Every day there are denunciations in Mexico of US brutality toward illegal Mexican immigrants. Nothing succeeds like success in creating problems. The collapse of communism has led to the loss of that ideal throughout the world, as shown in the fate of the leftist press. The Financial Times (7/22/00) reports: "There is not a left wing newspaper in the world that does not face financial difficulties ... and that certainly includes us," says John Haylett, summing up the plight of communist and socialist publications. Haylett, editor of the UK's Communist Party's daily Morning Star, says his paper recently launched a fundraising campaign, and readership is up about 12%. But across Europe and in Eastern communist strongholds, other left wing papers are rapidly declining.
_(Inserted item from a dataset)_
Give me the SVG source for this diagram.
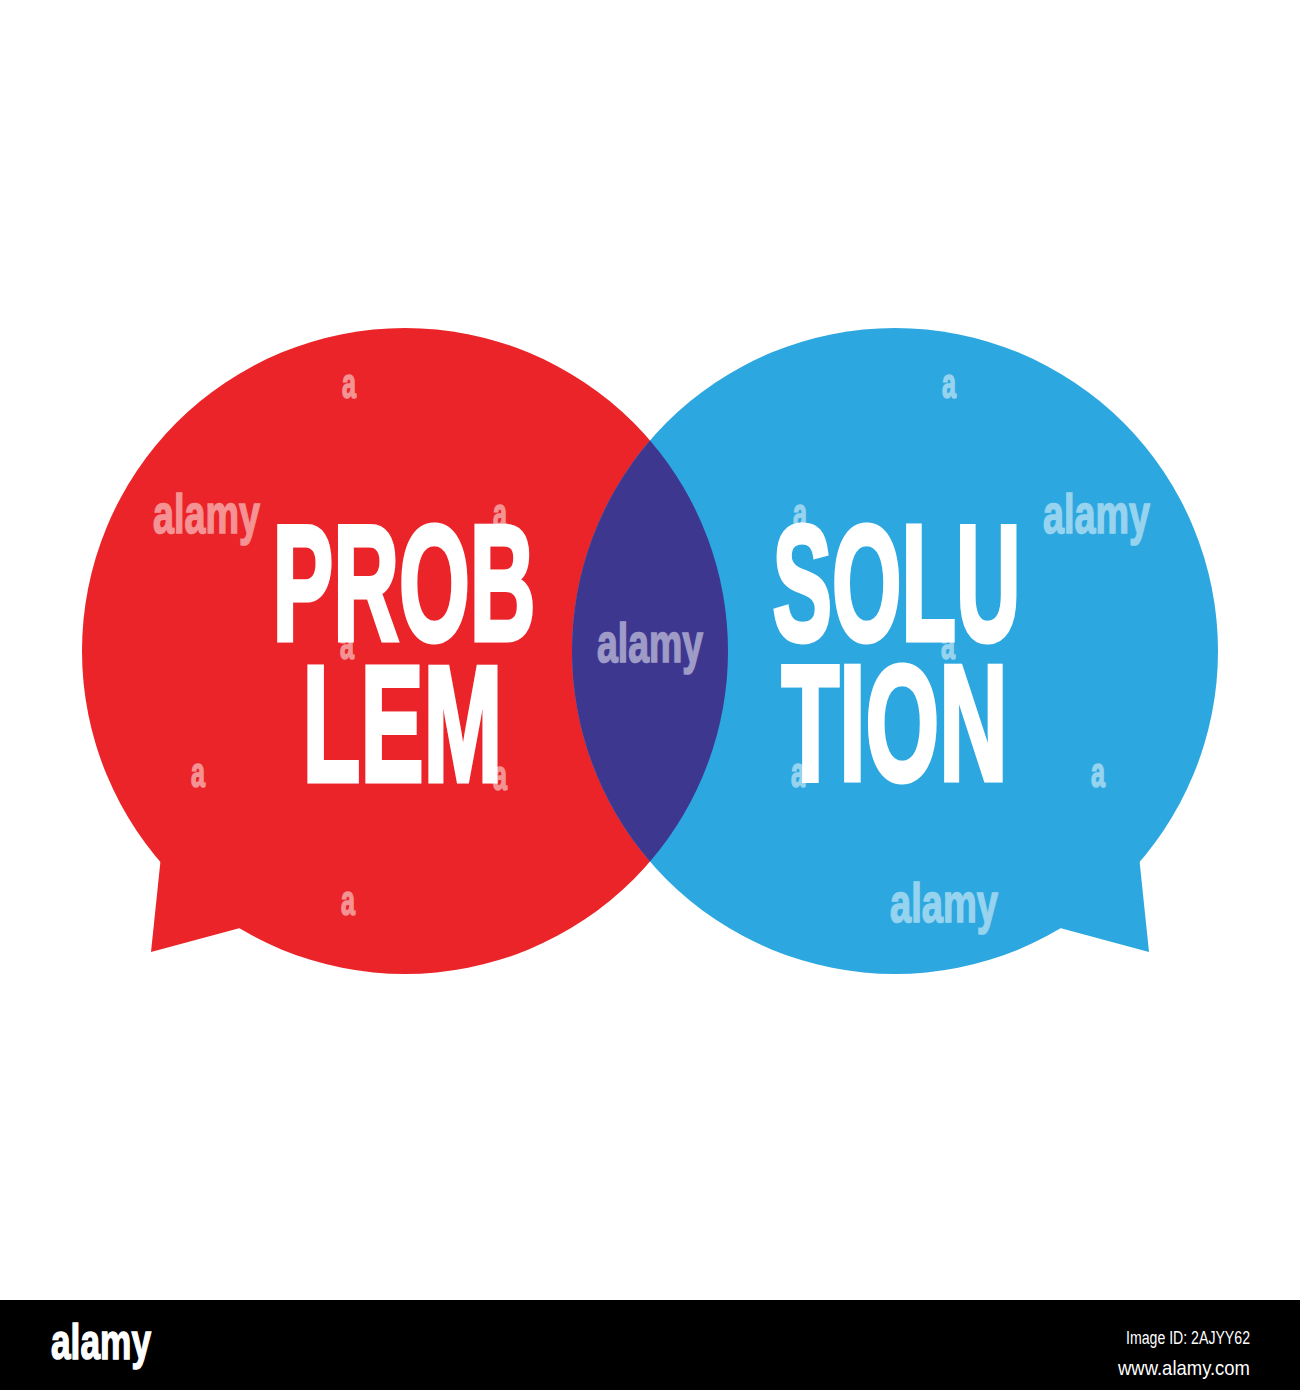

Italy's L'Unita recently declared bankruptcy and will publish only until the liquidators decide what to do with the assets." I would like to have comparable reports on the decline of the Mexican leftist press. Certainly the dream of the Mexican Revolution has faded.
In all of this talk about "the American dream," there is practically no mention of a common American reaction, as voiced by John Wonder: " I fail to see why anyone would wish to argue with the common sense outlook of Diana Hull. Why should we permit such mass immigration to please those economic interests who wish to have cheap educated and uneducated labor? There are of course the bleeding hearts; but why should the United States serve as a safety valve for Mexico? They should solve their own problems of overpopulation."
It should not be assumed that people like John Wonder are simply anti-foreign. John Wonder himself is a Latin American specialist and knows Latin America well. They may like Mexicans (I certainly do), but look around the world at the problems created when a country has a major "minority". Fiji is the latest example.
Meanwhile the two major American parties continue their sordid pursuit of votes. As the Republican Convention, in the rah-rah speech supporting George W. Bysh, Condoleezza Rice said he knows Mexico better than any American president in history (well, let me think) and that he speaks Spanish (please!) His nephew, the son of the governor of Florida was trotted out; his mother is Mexican and he speaks Spanish. Throughout the convention there was no mention of the complexity of US-Mexican relations.
At least ex-President Bush was happy, and that makes me happy. I have a letter from him saying how much he appreciates my kind remarks about him. It may accurately be said of him that he knew world affairs unusually well. Perhaps we should name him a member of WAIS. All in favor, say "Aye".